Question

Use integration by parts to show that$$\int_{0}^{x} \operator name{erf} y d y=x \operator name{erf} x-\frac{1}{\sqrt{\pi}}\left[1-\exp \left(-x^{2}\right)\right]$$.

Answer

**step1 Identify components for Integration by Parts**

The problem requires us to use integration by parts. The general formula for integration by parts is given by $$\int u dv = uv - \int v du$$. We need to choose appropriate parts for 'u' and 'dv' from our integral $$\int_{0}^{x} \operatorname{erf} y dy$$. A good strategy when one function is not easily integrable (like $$\operatorname{erf} y$$) is to set it as 'u' and 'dy' as 'dv'.

$$u = \operatorname{erf} y$$
$$dv = dy$$

**step2 Calculate du and v**

Now we need to find 'du' by differentiating 'u' and 'v' by integrating 'dv'. The derivative of the error function, $$\operatorname{erf}(y)$$, is known to be $$\frac{2}{\sqrt{\pi}} e^{-y^2}$$. The integral of 'dy' is 'y'.

$$du = \frac{2}{\sqrt{\pi}} e^{-y^2} dy$$
$$v = \int dy = y$$

**step3 Apply the Integration by Parts Formula**

Substitute 'u', 'v', 'du', and 'dv' into the integration by parts formula. Remember to apply the limits of integration from 0 to x.

$$\int_{0}^{x} \operatorname{erf} y dy = [y \operatorname{erf} y]_{0}^{x} - \int_{0}^{x} y \left( \frac{2}{\sqrt{\pi}} e^{-y^2} \right) dy$$

**step4 Evaluate the first term**

Evaluate the first part of the expression, $$[y \operatorname{erf} y]_{0}^{x}$$. This means substituting the upper limit 'x' and subtracting the result of substituting the lower limit '0'. Remember that $$\operatorname{erf}(0) = 0$$.

$$[y \operatorname{erf} y]_{0}^{x} = x \operatorname{erf} x - (0 \cdot \operatorname{erf} 0)$$
$$ = x \operatorname{erf} x - 0$$
$$ = x \operatorname{erf} x$$

**step5 Evaluate the remaining integral**

Now, we need to solve the remaining integral: $$-\int_{0}^{x} y \left( \frac{2}{\sqrt{\pi}} e^{-y^2} \right) dy$$. We can pull the constant term $$\frac{2}{\sqrt{\pi}}$$ out of the integral. To solve $$\int y e^{-y^2} dy$$, we can use a substitution method. Let $$w = -y^2$$. Then, differentiate 'w' with respect to 'y' to find 'dw'. Also, change the limits of integration according to the new variable 'w'.

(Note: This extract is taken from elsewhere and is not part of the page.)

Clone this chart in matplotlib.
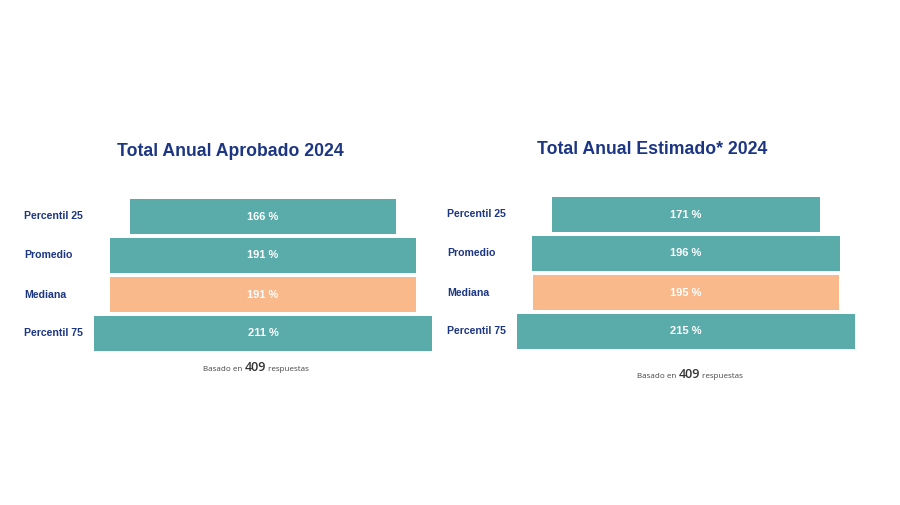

$$-\frac{2}{\sqrt{\pi}} \int_{0}^{x} y e^{-y^2} dy$$

Let $$w = -y^2$$.

$$dw = -2y dy \implies y dy = -\frac{1}{2} dw$$

Change the limits:

$$ \text{When } y=0, w = -(0)^2 = 0 $$
$$ \text{When } y=x, w = -(x)^2 = -x^2 $$

Substitute these into the integral:

$$-\frac{2}{\sqrt{\pi}} \int_{0}^{-x^2} e^w \left( -\frac{1}{2} dw \right)$$
$$= -\frac{2}{\sqrt{\pi}} \left( -\frac{1}{2} \right) \int_{0}^{-x^2} e^w dw$$
$$= \frac{1}{\sqrt{\pi}} \int_{0}^{-x^2} e^w dw$$

Now, integrate $$e^w$$ and evaluate it at the new limits:

$$= \frac{1}{\sqrt{\pi}} [e^w]_{0}^{-x^2}$$
$$= \frac{1}{\sqrt{\pi}} (e^{-x^2} - e^0)$$
$$= \frac{1}{\sqrt{\pi}} (e^{-x^2} - 1)$$
$$= -\frac{1}{\sqrt{\pi}} (1 - e^{-x^2})$$

**step6 Combine the results**

Combine the results from Step 4 and Step 5 to obtain the final expression for the integral.

$$\int_{0}^{x} \operatorname{erf} y dy = x \operatorname{erf} x - \frac{1}{\sqrt{\pi}} [1 - \exp(-x^2)]$$

This matches the identity we were asked to show.